It's a modest metal plaque, affixed to a boulder at the Afton State Park Visitors Center, inscribed with just a few words: "Dedicated in honor of Chester S. Wilson/St. Croix Valley resident/Commissioner of conservation 1943-55."
Unpretentious as the marker is, its setting is fitting: Wilson was instrumental in helping secure the prime real estate along the St. Croix River that gave Washington County its second state park.
Beyond that, the longtime Stillwater resident's far-reaching imprint on protecting the state's air, water and environment can still be seen from the Boundary Waters Canoe Area Wilderness to state park entry stickers and even to the creation of the state Department of Natural Resources (DNR) itself.
A few years after coming home from military service in World War I, Wilson was elected county attorney. His skill and personality, though, put him on a track to public service. He worked as an assistant attorney general, with a brief break, from the mid-1920s through 1943.
It was during this tenure, in 1931, that he drafted the legislation that for the first time merged all the state's environmental agencies into one, the Department of Conservation, which eventually was renamed the DNR in 1971.

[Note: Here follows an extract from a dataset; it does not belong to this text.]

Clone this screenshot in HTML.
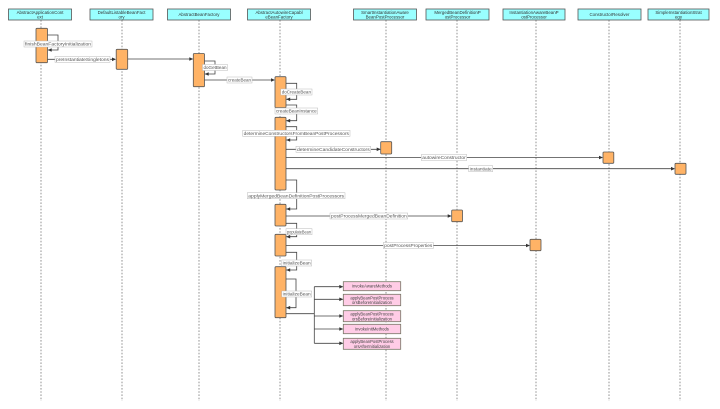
<!DOCTYPE html>
<html><head><meta charset="utf-8"><style>
html,body{margin:0;padding:0;background:#fff;}
svg{display:block;}
text{font-family:"Liberation Sans",sans-serif;}
</style></head><body>
<svg width="720" height="409" viewBox="0 0 720 409" xmlns="http://www.w3.org/2000/svg">
<rect width="720" height="409" fill="#fff"/>
<!-- lifelines -->
<g stroke="#666" stroke-width="0.7" stroke-dasharray="1.6,1.6">
<line x1="41" y1="20" x2="41" y2="401"/>
<line x1="122" y1="20" x2="122" y2="401"/>
<line x1="199" y1="20" x2="199" y2="401"/>
<line x1="280" y1="20" x2="280" y2="401"/>
<line x1="386" y1="20" x2="386" y2="401"/>
<line x1="457" y1="20" x2="457" y2="401"/>
<line x1="536" y1="20" x2="536" y2="401"/>
<line x1="609" y1="20" x2="609" y2="401"/>
<line x1="680" y1="20" x2="680" y2="401"/>
</g>
<!-- headers -->
<g fill="#99ffff" stroke="#555" stroke-width="0.8">
<rect x="8.5" y="9" width="63" height="11"/>
<rect x="90" y="9" width="63" height="11"/>
<rect x="167.5" y="9" width="63" height="11"/>
<rect x="247.5" y="9" width="63" height="11"/>
<rect x="353.5" y="9" width="63" height="11"/>
<rect x="426" y="9" width="63" height="11"/>
<rect x="503" y="9" width="62" height="11"/>
<rect x="578" y="9" width="63" height="11"/>
<rect x="648" y="9" width="61" height="11"/>
</g>
<g font-size="4.4" fill="#333" text-anchor="middle">
<text x="40" y="13.8">AbstractApplicationCont</text><text x="40" y="18.6">ext</text>
<text x="121.5" y="13.8">DefaultListableBeanFact</text><text x="121.5" y="18.6">ory</text>
<text x="199" y="16.2">AbstractBeanFactory</text>
<text x="279" y="13.8">AbstractAutowireCapabl</text><text x="279" y="18.6">eBeanFactory</text>
<text x="385" y="13.8">SmartInstantiationAware</text><text x="385" y="18.6">BeanPostProcessor</text>
<text x="457.5" y="13.8">MergedBeanDefinitionP</text><text x="457.5" y="18.6">ostProcessor</text>
<text x="534" y="13.8">InstantiationAwareBeanP</text><text x="534" y="18.6">ostProcessor</text>
<text x="609.5" y="16.2">ConstructorResolver</text>
<text x="678.5" y="13.8">SimpleInstantiationStrat</text><text x="678.5" y="18.6">egy</text>
</g>
<!-- activations -->
<g fill="#ffb366" stroke="#555" stroke-width="0.8">
<rect x="36" y="28.3" width="11.5" height="34.4" rx="1"/>
<rect x="116.2" y="49.3" width="11.5" height="20" rx="1"/>
<rect x="193.3" y="53.5" width="11.2" height="33.2" rx="1"/>
<rect x="275" y="76.7" width="11" height="31" rx="1"/>
<rect x="275" y="117.3" width="11" height="72.7" rx="1"/>
<rect x="380.7" y="141.7" width="11" height="12.3" rx="1"/>
<rect x="603" y="152" width="10.8" height="11.3" rx="1"/>
<rect x="675" y="163.3" width="11" height="11" rx="1"/>
<rect x="275" y="204.3" width="11" height="21.7" rx="1"/>
<rect x="451.7" y="210" width="10.8" height="11.7" rx="1"/>
<rect x="275" y="234.3" width="11" height="21.7" rx="1"/>
<rect x="530" y="239.3" width="11" height="11.4" rx="1"/>
<rect x="275" y="266.7" width="11" height="51" rx="1"/>
</g>
<!-- pink boxes -->
<g fill="#ffcce6" stroke="#776" stroke-width="0.8">
<rect x="343.3" y="281.7" width="57.4" height="9"/>
<rect x="343.3" y="294.3" width="57.4" height="11.4"/>
<rect x="343.3" y="310.7" width="57.4" height="11"/>
<rect x="343.3" y="324.3" width="57.4" height="9.4"/>
<rect x="343.3" y="338.3" width="57.4" height="11"/>
</g>
<g font-size="4.2" fill="#444" text-anchor="middle">
<text x="372" y="287.7">invokeAwareMethods</text>
<text x="372" y="299.3">applyBeanPostProcess</text><text x="372" y="304.2">orsBeforeInitialization</text>
<text x="372" y="315.5">applyBeanPostProcess</text><text x="372" y="320.4">orsBeforeInitialization</text>
<text x="372" y="330.5">invokeInitMethods</text>
<text x="372" y="343.1">applyBeanPostProcess</text><text x="372" y="348">orsAfterInitialization</text>
</g>
<!-- message lines -->
<g stroke="#444" stroke-width="0.8" fill="none">
<polyline points="47.5,35 58,35 58,50 48,50"/>
<line x1="47.5" y1="59.3" x2="115" y2="59.3"/>
<line x1="127.7" y1="59" x2="192.5" y2="59"/>
<polyline points="204.5,61 215,61 215,74 205,74"/>
<line x1="204.5" y1="80" x2="274" y2="80"/>
<polyline points="286,83.3 296.7,83.3 296.7,99.3 286.5,99.3"/>
<polyline points="286,105 296.7,105 296.7,120.7 286.5,120.7"/>
<polyline points="286,126.7 296.7,126.7 296.7,140 286.5,140"/>
<line x1="286" y1="149.3" x2="380" y2="149.3"/>
<line x1="286" y1="157.5" x2="602" y2="157.5"/>
<line x1="286" y1="168.7" x2="674" y2="168.7"/>
<polyline points="286,180 296.7,180 296.7,209 286.5,209"/>
<line x1="286" y1="216" x2="451" y2="216"/>
<polyline points="286,223.3 296.7,223.3 296.7,236.7 286.5,236.7"/>
<line x1="286" y1="245.5" x2="529" y2="245.5"/>
<polyline points="286,252.3 296.7,252.3 296.7,270 286.5,270"/>
<polyline points="286,279 296,279 296,307.7 286.5,307.7"/>
<line x1="286" y1="313.7" x2="314.3" y2="313.7"/>
<line x1="314.3" y1="286.7" x2="314.3" y2="343.3"/>
<line x1="314.3" y1="286.7" x2="342.5" y2="286.7"/>
<line x1="314.3" y1="299.3" x2="342.5" y2="299.3"/>
<line x1="314.3" y1="316" x2="342.5" y2="316"/>
<line x1="314.3" y1="329" x2="342.5" y2="329"/>
<line x1="314.3" y1="343.3" x2="342.5" y2="343.3"/>
</g>
<!-- arrowheads -->
<g fill="#333">
<polygon points="47.7,50 51.7,48.2 51.7,51.8"/>
<polygon points="116,59.3 112,57.5 112,61.1"/>
<polygon points="193.3,59 189.3,57.2 189.3,60.8"/>
<polygon points="204.7,74 208.7,72.2 208.7,75.8"/>
<polygon points="275,80 271,78.2 271,81.8"/>
<polygon points="286.2,99.3 290.2,97.5 290.2,101.1"/>
<polygon points="286.2,120.7 290.2,118.9 290.2,122.5"/>
<polygon points="286.2,140 290.2,138.2 290.2,141.8"/>
<polygon points="380.7,149.3 376.7,147.5 376.7,151.1"/>
<polygon points="603,157.5 599,155.7 599,159.3"/>
<polygon points="675,168.7 671,166.9 671,170.5"/>
<polygon points="286.2,209 290.2,207.2 290.2,210.8"/>
<polygon points="451.7,216 447.7,214.2 447.7,217.8"/>
<polygon points="286.2,236.7 290.2,234.9 290.2,238.5"/>
<polygon points="530,245.5 526,243.7 526,247.3"/>
<polygon points="286.2,270 290.2,268.2 290.2,271.8"/>
<polygon points="286.2,307.7 290.2,305.9 290.2,309.5"/>
<polygon points="343.3,286.7 339.3,284.9 339.3,288.5"/>
<polygon points="343.3,299.3 339.3,297.5 339.3,301.1"/>
<polygon points="343.3,316 339.3,314.2 339.3,317.8"/>
<polygon points="343.3,329 339.3,327.2 339.3,330.8"/>
<polygon points="343.3,343.3 339.3,341.5 339.3,345.1"/>
</g>
<!-- labels -->
<g fill="#fff" stroke="#bbb" stroke-width="0.5">
<rect x="24" y="41" width="68" height="6"/>
<rect x="55" y="56.3" width="55" height="6"/>
<rect x="202.5" y="64.5" width="25" height="6"/>
<rect x="227" y="77" width="25" height="6"/>
<rect x="280.7" y="89" width="31.3" height="6"/>
<rect x="275" y="108" width="42.7" height="6"/>
<rect x="242.7" y="130.3" width="107.3" height="6"/>
<rect x="296" y="146.3" width="74.7" height="6"/>
<rect x="421.3" y="154.5" width="45.4" height="6"/>
<rect x="468.7" y="165.7" width="24" height="6"/>
<rect x="247.3" y="192.7" width="97.7" height="6"/>
<rect x="330" y="213" width="77.7" height="6"/>
<rect x="286" y="228.7" width="26" height="6"/>
<rect x="383.3" y="242.5" width="50" height="6"/>
<rect x="281.7" y="260" width="30" height="6"/>
<rect x="281.7" y="291" width="30" height="6"/>
</g>
<g font-size="4.6" fill="#555" lengthAdjust="spacingAndGlyphs">
<text x="25" y="45.6" textLength="66" lengthAdjust="spacingAndGlyphs">finishBeanFactoryInitialization</text>
<text x="56" y="60.9" textLength="53" lengthAdjust="spacingAndGlyphs">preInstantiateSingletons</text>
<text x="203.5" y="69.1" textLength="23" lengthAdjust="spacingAndGlyphs">doGetBean</text>
<text x="228" y="81.6" textLength="23" lengthAdjust="spacingAndGlyphs">createBean</text>
<text x="281.7" y="93.6" textLength="29.3" lengthAdjust="spacingAndGlyphs">doCreateBean</text>
<text x="276" y="112.6" textLength="40.7" lengthAdjust="spacingAndGlyphs">createBeanInstance</text>
<text x="243.7" y="134.9" textLength="105.3" lengthAdjust="spacingAndGlyphs">determineConstructorsFromBeanPostProcessors</text>
<text x="297" y="150.9" textLength="72.7" lengthAdjust="spacingAndGlyphs">determineCandidateConstructors</text>
<text x="422.3" y="159.1" textLength="43.4" lengthAdjust="spacingAndGlyphs">autowireConstructor</text>
<text x="469.7" y="170.3" textLength="22" lengthAdjust="spacingAndGlyphs">instantiate</text>
<text x="248.3" y="197.3" textLength="95.7" lengthAdjust="spacingAndGlyphs">applyMergedBeanDefinitionPostProcessors</text>
<text x="331" y="217.6" textLength="75.7" lengthAdjust="spacingAndGlyphs">postProcessMergedBeanDefinition</text>
<text x="287" y="233.3" textLength="24" lengthAdjust="spacingAndGlyphs">populateBean</text>
<text x="384.3" y="247.1" textLength="48" lengthAdjust="spacingAndGlyphs">postProcessProperties</text>
<text x="282.7" y="264.6" textLength="28" lengthAdjust="spacingAndGlyphs">initializeBean</text>
<text x="282.7" y="295.6" textLength="28" lengthAdjust="spacingAndGlyphs">initializeBean</text>
</g>
</svg>
</body></html>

The unification of four units of state government responsible for Minnesota's dwindling natural resources — forestry, game and fish, drainage and waters, and lands and timber — culminated years of struggle, according to the DNR. The new agency traced its roots to commissions and departments set up in the late 1800s to manage state resources.
The work of those early agencies was, at best, uneven, and at worst, ineffective and fraudulent. "Previous to 1931," said an early department report, "conservation progress in Minnesota was both painfully slow and haphazard."
Wilson had no inkling what would happen a dozen years later. With World War II raging, Gov. Harold Stassen asked him to take over the agency Wilson had helped to create.
"Chet," Stassen said, according to a DNR history, "I want to appoint you commissioner of conservation."
"I'll have to think that over," Wilson replied, knowing full well the agency — then as now — is pulled by a variety of disparate interests and thrust into the middle of controversial issues. "I've got a good job now. Commissioner of conservation is the hottest job in the state government."
Wilson relented. And while he may have been a reluctant public servant, by all historic accounts he was a very effective one, serving for 12 years.
He was instrumental in drafting federal legislation that created the Superior National Forest, a delicate and complex diplomatic task that involved negotiating between the state, federal agencies, three counties, the province of Ontario and the government of Canada.
He added a provision to water permits granted to Reserve Mining Co. in 1947, holding the firm liable for any pollution it caused in Lake Superior — language that held up in a monumental federal lawsuit 30 years later, a case giving government then-unprecedented power to control corporate pollution.
In those post-Dust Bowl years, Wilson also put new emphasis on public education in soil and water conservation, crafted several important pieces of environmental legislation and served as legal counsel and consultant for a number of state and national environmental commissions and boards.
And he was a driving force behind those state park stickers. Before the first stickers were issued in 1953, money to maintain and develop state parks was left to the whims of lawmakers. The stickers were created as a steady source of income. The first annual entry permit stickers cost $1 (they're $25 now), and the revenue they generated has allowed Minnesota's state park system to be among the best in the nation. Wilson bought the first one.
Even after returning to private law practice, Wilson remained involved in conservation-related service. In 1967, when he was a member of a presidential committee focusing on the need for urban park areas, he helped get the ball rolling to buy the prime land on bluffs along the St. Croix River that would become Afton State Park.
Wilson died in 1983 at the age of 96, having lived nearly his entire life in Stillwater, staying active in his law office well past the age most people retired.
In an interview with the Stillwater Gazette before he died, he said his first love was always the law. "I'd rather try a lawsuit than eat," he said.